“主子,广陵又有家书来了,少夫人于前不久病故,想请主子回去一趟。”
话音一落,端坐在车厢内看书的白裳公子动作明显一滞,原本翻动的纸张停在半空久久未动。
松明说完便退回到了齐修远身侧,动作极其小心的煮着茶。
等松明沏好一盏茶他才收回过神。
“怎的好好的就病故了。”
“送信的人说一场春雨让少夫人感染风寒,原先都当没甚大事,吃下风寒药养着,可后头咳嗽越来越严重,这才发觉情况不对,在请大夫认真把过脉后才知是得了痨病。”
齐修远皱眉。
“怎会。”
“是少夫人手底下的一个管事嬷嬷做的,那管事嬷嬷的儿子也在夫人身边当差,不过不知做了什么惹怒了少夫人便被她给活活打死了,那管事本就是与儿子相依为命,儿子一死,自然怨怼起了少夫人,后头不知在何处寻了那些脏东西来让少夫人使用……夫人将此事封锁了,外头只道感染风寒病逝。”
松明没有细说,但齐修远却是明了了。
“自作自受。”
“主子,咱们之前在洛安县停留的时间也不久了,况且叶姑娘和世子爷……”
齐修远终于放下了手中的书,看向松明。
“你是觉得本公子输了吗?”
对上齐修远似笑非笑的眼睛,松明赶忙低下头认错。
“属下不敢。”
“少年有疾病,就连宫里御医都束手无策,言本公子这辈子只能在轮椅上度过了。”
齐修远双手放在膝盖上,嘴角嘲讽,眼中更是不带半分柔和,甚至充斥了浓烈的肃杀,与往日光风朗月的白衣公子形象截然相反。
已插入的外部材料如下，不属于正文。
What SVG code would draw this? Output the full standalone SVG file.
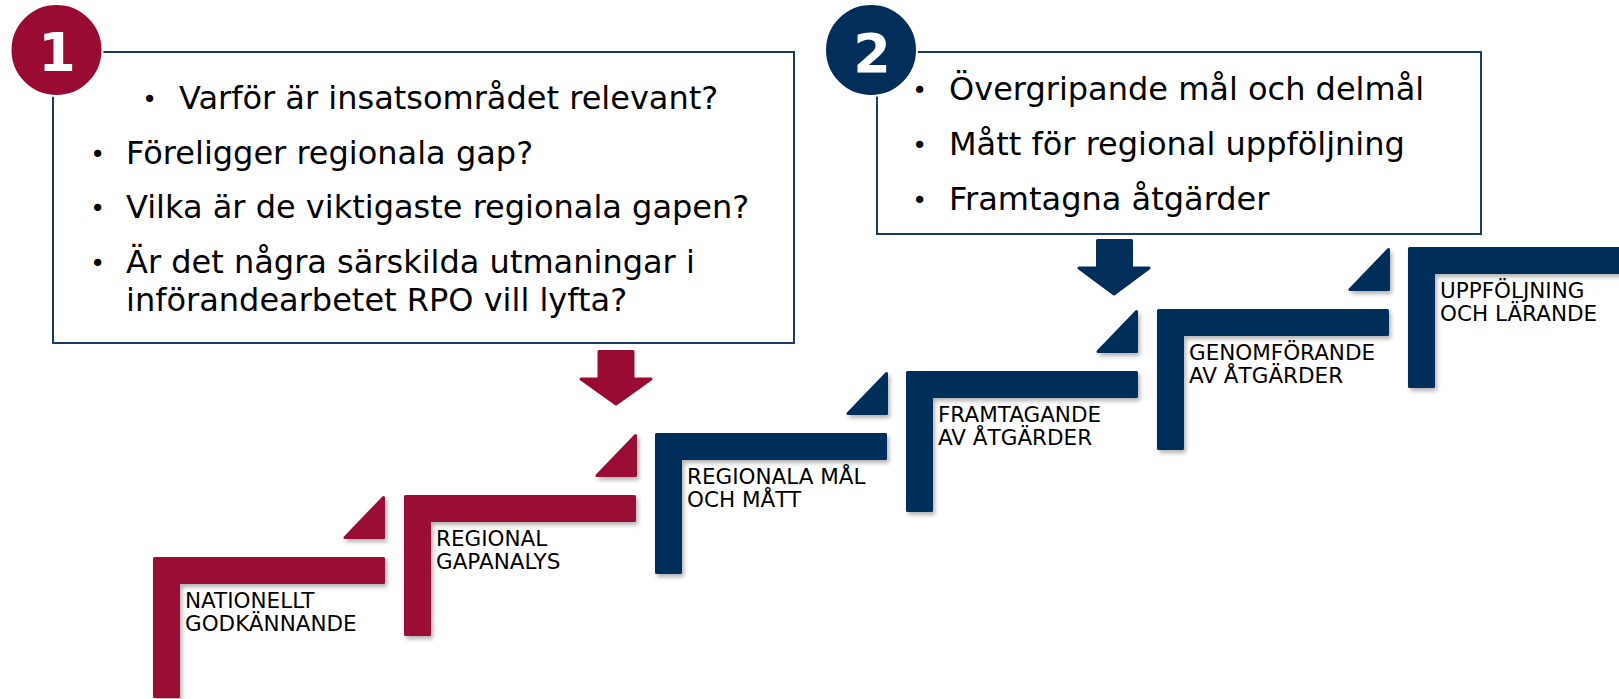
<svg xmlns="http://www.w3.org/2000/svg" xmlns:xlink="http://www.w3.org/1999/xlink" width="1619" height="699" viewBox="0 0 1619 699">
  <style>
    .box { fill: #ffffff; stroke: #1B3A64; stroke-width: 2; }
    .q { font-family: "DejaVu Sans", Verdana, sans-serif; font-size: 32px; fill: #000000; }
    .b { font-family: "DejaVu Sans", Verdana, sans-serif; font-size: 25px; fill: #000000; text-anchor: middle; }
    .num { font-family: "DejaVu Sans", Verdana, sans-serif; font-size: 54px; font-weight: bold; fill: #ffffff; text-anchor: middle; }
    .lbl { font-family: "DejaVu Sans", Verdana, sans-serif; font-size: 21.5px; fill: #000000; }
    .red { fill: #9A0B34; stroke: #9A0B34; stroke-width: 3; stroke-linejoin: round; }
    .blue { fill: #032E5A; stroke: #032E5A; stroke-width: 3; stroke-linejoin: round; }
    .sh { filter: url(#shadow); }
    .badge-ring { stroke: #ffffff; stroke-width: 2; }
  </style>
  <defs>
    <filter id="shadow" x="-20%" y="-20%" width="150%" height="150%">
      <feDropShadow dx="2" dy="3" stdDeviation="2" flood-color="#000000" flood-opacity="0.3"/>
    </filter>
    <path id="step" d="M1.5,1.5 H230.5 V25.5 H25.5 V139.5 H1.5 Z"/>
    <path id="tri" d="M-1.5,2.5 V42.5 H-40 Z"/>
  </defs>

  <!-- Question box 1 -->
  <g id="box1">
    <rect class="box" x="53" y="52" width="741" height="291"/>
    <text class="b" x="149.5" y="108">•</text>
    <text class="q" x="179" y="109">Varför är insatsområdet relevant?</text>
    <text class="b" x="97.5" y="163">•</text>
    <text class="q" x="126" y="164">Föreligger regionala gap?</text>
    <text class="b" x="97.5" y="217">•</text>
    <text class="q" x="126" y="218">Vilka är de viktigaste regionala gapen?</text>
    <text class="b" x="97.5" y="272">•</text>
    <text class="q" x="126" y="273">Är det några särskilda utmaningar i</text>
    <text class="q" x="126" y="311">införandearbetet RPO vill lyfta?</text>
  </g>
  <g id="badge1">
    <circle class="badge-ring" cx="56.5" cy="50" r="46" fill="#9A0B34"/>
    <text class="num" x="57" y="71">1</text>
  </g>

  <!-- Question box 2 -->
  <g id="box2">
    <rect class="box" x="877" y="52" width="604" height="182"/>
    <text class="b" x="919.5" y="99">•</text>
    <text class="q" x="949" y="100">Övergripande mål och delmål</text>
    <text class="b" x="919.5" y="154">•</text>
    <text class="q" x="949" y="155">Mått för regional uppföljning</text>
    <text class="b" x="919.5" y="209">•</text>
    <text class="q" x="949" y="210">Framtagna åtgärder</text>
  </g>
  <g id="badge2">
    <circle class="badge-ring" cx="871" cy="50" r="46" fill="#032E5A"/>
    <text class="num" x="872" y="72">2</text>
  </g>

  <!-- Connectors (down arrows) -->
  <g id="connectors">
    <path class="red" d="M599,351.5 H633 V379 H651 L616,404 L581,379 H599 Z"/>
    <path class="blue" d="M1097.5,240.5 H1131.5 V268 H1149 L1114,294 L1079,268 H1097.5 Z"/>
  </g>

  <!-- Steps -->
  <g id="step1">
    <use href="#step" xlink:href="#step" class="red sh" x="153" y="557"/>
    <text class="lbl" x="185" y="608">NATIONELLT</text>
    <text class="lbl" x="185" y="631">GODKÄNNANDE</text>
  </g>
  <g id="tri1">
    <use href="#tri" xlink:href="#tri" class="red sh" x="385" y="495"/>
  </g>
  <g id="step2">
    <use href="#step" xlink:href="#step" class="red sh" x="404" y="495"/>
    <text class="lbl" x="436" y="546">REGIONAL</text>
    <text class="lbl" x="436" y="569">GAPANALYS</text>
  </g>
  <g id="tri2">
    <use href="#tri" xlink:href="#tri" class="red sh" x="637" y="433"/>
  </g>
  <g id="step3">
    <use href="#step" xlink:href="#step" class="blue sh" x="655" y="433"/>
    <text class="lbl" x="687" y="484">REGIONALA MÅL</text>
    <text class="lbl" x="687" y="507">OCH MÅTT</text>
  </g>
  <g id="tri3">
    <use href="#tri" xlink:href="#tri" class="blue sh" x="888" y="371"/>
  </g>
  <g id="step4">
    <use href="#step" xlink:href="#step" class="blue sh" x="906" y="371"/>
    <text class="lbl" x="938" y="422">FRAMTAGANDE</text>
    <text class="lbl" x="938" y="445">AV ÅTGÄRDER</text>
  </g>
  <g id="tri4">
    <use href="#tri" xlink:href="#tri" class="blue sh" x="1138" y="309"/>
  </g>
  <g id="step5">
    <use href="#step" xlink:href="#step" class="blue sh" x="1157" y="309"/>
    <text class="lbl" x="1189" y="360">GENOMFÖRANDE</text>
    <text class="lbl" x="1189" y="383">AV ÅTGÄRDER</text>
  </g>
  <g id="tri5">
    <use href="#tri" xlink:href="#tri" class="blue sh" x="1390" y="247"/>
  </g>
  <g id="step6">
    <use href="#step" xlink:href="#step" class="blue sh" x="1408" y="247"/>
    <text class="lbl" x="1440" y="298">UPPFÖLJNING</text>
    <text class="lbl" x="1440" y="321">OCH LÄRANDE</text>
  </g>
</svg>
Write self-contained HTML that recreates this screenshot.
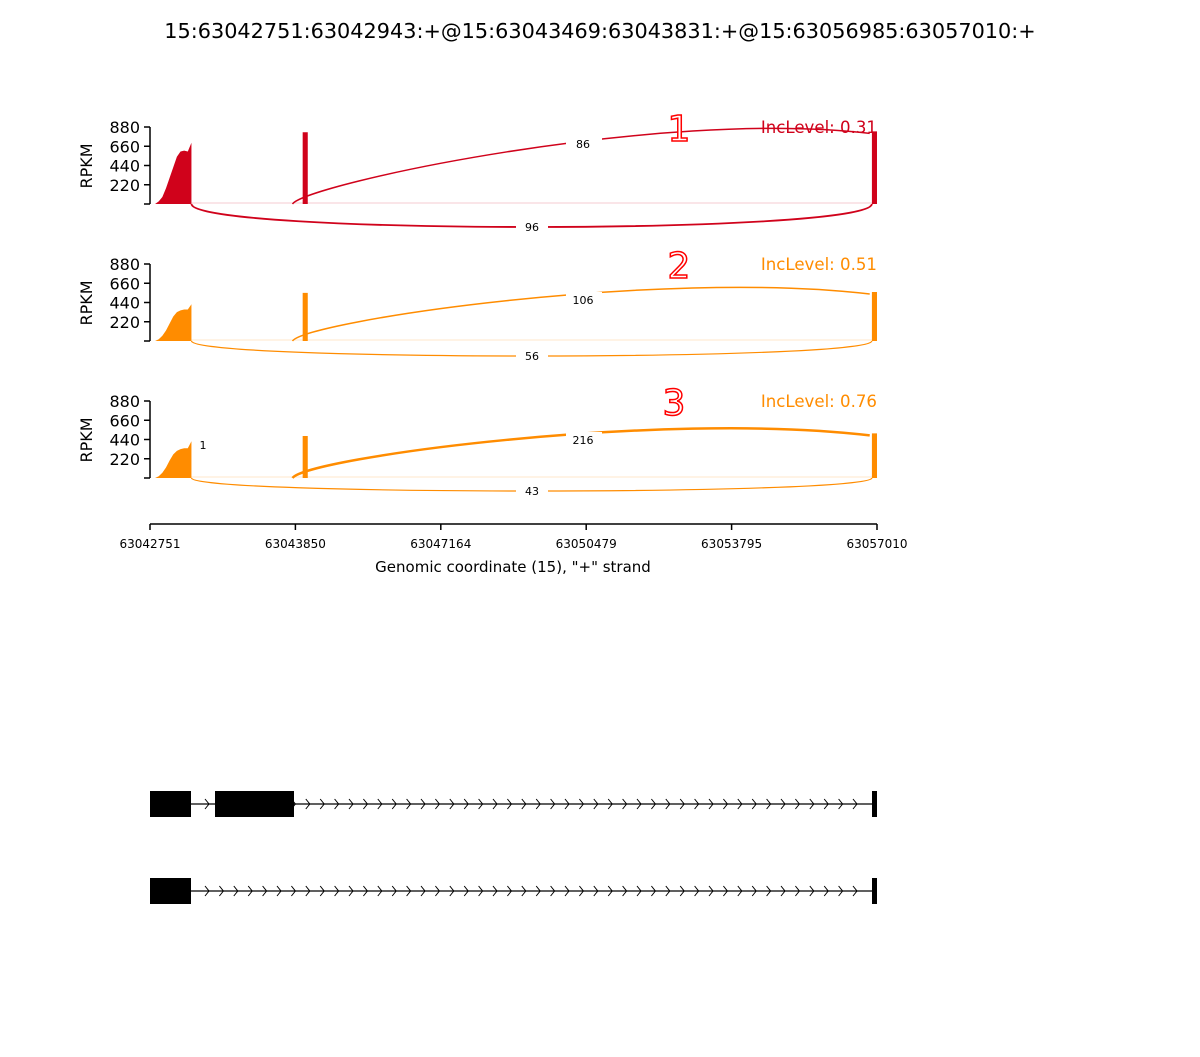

“可我却偏不信,我忍着刀尖割裂的刺痛站起来又跌下去,一步一步在刀尖上行走仍是可以面不改色,松明,本公子怎么可能会输,输的,只会是楚承逸……”
看到齐修远眼底的狂风暴雨,松明心头一颤。
他从小跟在齐修远身边,自然是知道齐修远自小遭遇过的不少白眼和冷嘲,就算他是广陵齐家的大少爷,容品才情皆为人赞颂,可自幼的腿疾却还是被人攻击嘲讽。
松明还记得当初齐修远看上了一匹枣红色马驹,可隔房的一位公子也看上了,想要和齐修远抢,并大庭广众之下嘲讽他一辈子上不了马。
那时的齐修远小小年纪就城府极深,他面上是那般的温和礼让,可眼底就是多么的冰冷。
第二日便传出了那小少爷骑马摔断了腿,就连骑出去的枣红色马驹也摔死了。
“传令下去,调转方向回广陵。”
“那圣上那边。”
齐修远早镇国公府一行人就出发回京了。
“无事,写封奏折禀明清楚就好。”
松明点头出去吩咐了。
……
而这边,叶青青一行人连续半个多月的赶路,终于在来到了沛县。
沛县与洛安县之间相隔一个州府,按理来说车队用的都是马匹随行,一路上不该耽搁这么久的。
但沿路上时不时跳出些山匪来,加上镇国公府有前来护送的镇远军在,镇国公便让楚承逸带人沿路扫清山匪,这才在路途上耽搁了许久。